5th U-boat Flotilla
Updated
The 5th U-boat Flotilla (German: 5. U-Boot-Flottille), officially designated Unterseebootsflottille "Emsmann", was a Kriegsmarine submarine formation during World War II, first established on 1 December 1938 in Kiel as a combat flotilla under the command of Korvettenkapitän Hans-Rudolf Rösing, equipped primarily with Type IIC U-boats such as U-56 through U-61 for early North Sea operations.1 It was disbanded in January 1940 after limited patrols, with its boats reassigned to other units amid the escalating Battle of the Atlantic.1 Reformed on 1 June 1941 as a training flotilla (Ausbildungsflottille) in Kiel under Kapitänleutnant Karl-Heinz Moehle—who retained command until Germany's surrender in May 1945—the flotilla focused on preparing crews and commissioning new Type VIIC and later Type XXI U-boats for front-line service, contributing to the sustained operational tempo of the U-boat arm despite mounting Allied countermeasures.2 Notable for its role in wartime personnel development rather than direct combat sinkings, the flotilla trained submariners who participated in key campaigns, though its commander faced postwar Allied prosecution for alleged war crimes, receiving a five-year sentence in 1946.2 Based continuously at Kiel's Deutsche Werke shipyard, it exemplified the Kriegsmarine's adaptive shift from offensive raiding to defensive training as losses mounted, underscoring the logistical backbone of Germany's submarine warfare effort.2
Formation and Early Operations (1938–1940)

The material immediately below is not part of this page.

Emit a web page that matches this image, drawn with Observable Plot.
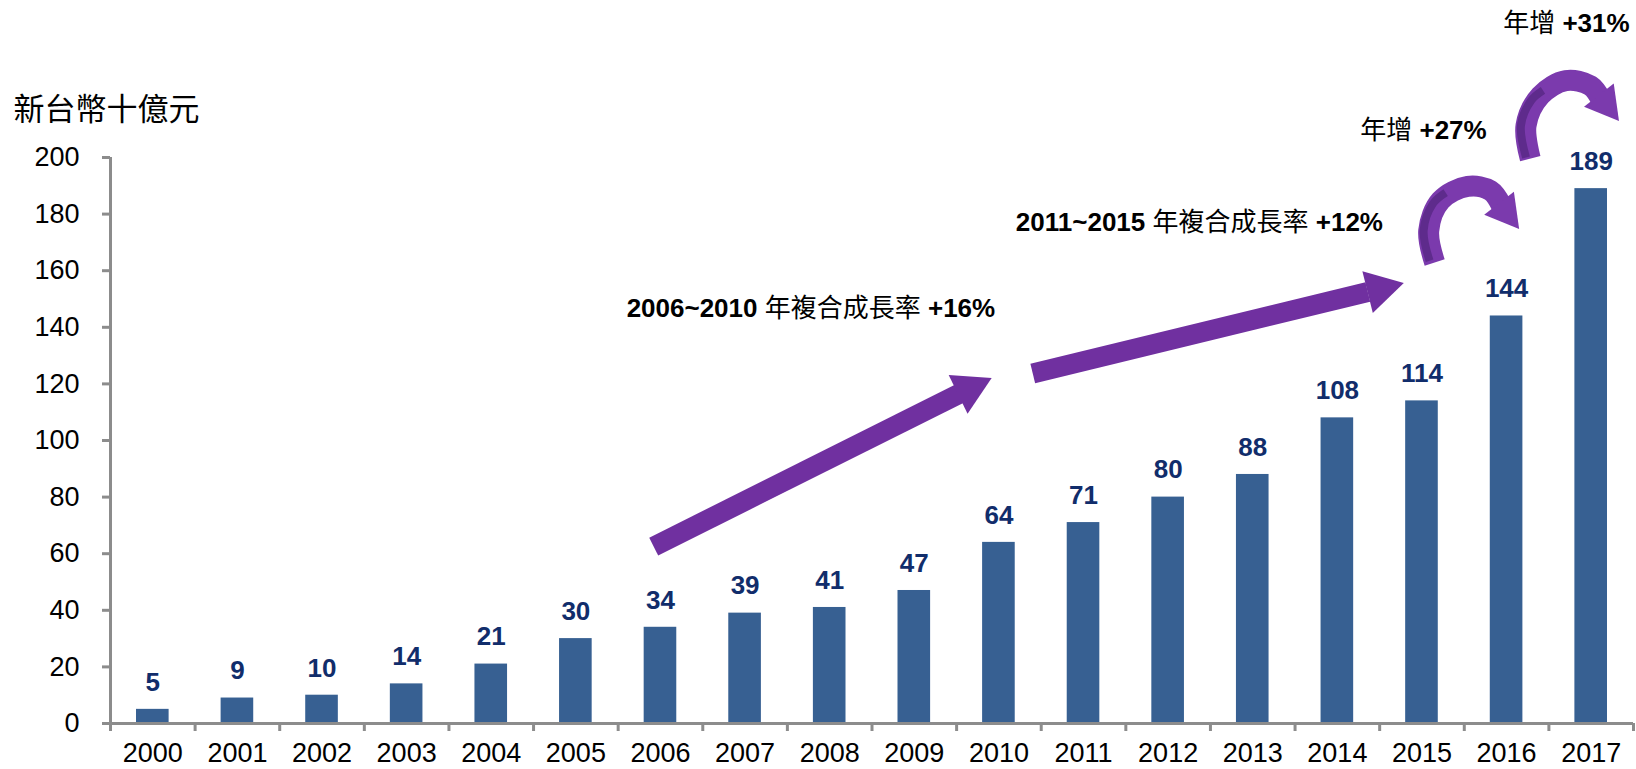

Establishment as Combat Flotilla
The 5th U-boat Flotilla, initially known as U-Flotilla "Emsmann," was founded on 1 December 1938 in Kiel, Germany, as part of the Kriegsmarine's expansion of its submarine forces in anticipation of conflict.1 It operated under the command of Korvettenkapitän Hans-Rudolf Rösing, who oversaw its organizational development from inception.1 Designed as a Frontflottille for frontline combat operations, the unit focused on preparing crews and vessels for extended patrols, particularly in the Atlantic theater, with operational status commencing in September 1939 following the outbreak of war.1 This alignment reflected the broader strategic buildup of Germany's U-boat arm, which saw multiple new flotillas established that year to enhance readiness amid rising international tensions.3 The flotilla's initial complement consisted of Type IIC coastal submarines, including U-56 (assigned November 1938), U-57 (December 1938), U-58 (February 1939), U-59 (March 1939), U-60 (July 1939, initially for training), and U-61 (August 1939, initially for training), emphasizing rapid attainment of combat proficiency through drills and simulations.1 These assignments prioritized vessels suited for North Sea and early Atlantic missions, underscoring the flotilla's role in projecting naval power from Baltic bases.1
Initial Deployments and Disbandment
The 5th U-boat Flotilla, operating as a combat unit from the start of World War II on September 1, 1939, until early 1940, deployed its Type IIC coastal submarines on initial patrols in the North Sea and the eastern approaches to the Atlantic. Based in Kiel under Korvettenkapitän Hans-Rudolf Rösing's command until December 1939, the flotilla assigned six boats—U-56, U-57, U-58, U-59, U-60, and U-61—for these missions, with operations emphasizing independent commerce interdiction and defensive mining against British shipping lanes. Patrols were constrained by the short range and capabilities of the Type IIC boats, limiting engagements to regional waters rather than deep-ocean transits.1 While the flotilla as a unit recorded no major coordinated achievements, individual submarines contributed to early Kriegsmarine successes, sinking a combined total of 12 merchant vessels totaling 14,818 gross register tons (GRT) between September and December 1939. Notable performances included U-59 sinking eight ships for 6,323 GRT across multiple sorties, U-57 sinking three ships for 4,122 GRT, and U-60 sinking one ship of 4,373 GRT; U-56, U-58, and U-61 recorded no confirmed sinkings during their flotilla service. These results aligned with the broader challenges of the "Phoney War" period, where U-boat effectiveness was hampered by restrictive engagement orders, poor intelligence, and Allied convoy protections.1 The flotilla was disbanded in January 1940 amid Kriegsmarine efforts to streamline operations for an escalated Atlantic campaign, with all boats transferred to the 1st U-boat Flotilla for reassignment to frontline duties. Examples include U-60 and U-61, which shifted to the 1st Flotilla's operational roster shortly after, reflecting a strategic pivot toward larger Type VII boats and extended-range patrols from forward bases. This reorganization prioritized resource concentration under fewer, specialized units to counter anticipated Allied naval expansions.1
Reformation and Training Role (1941–1945)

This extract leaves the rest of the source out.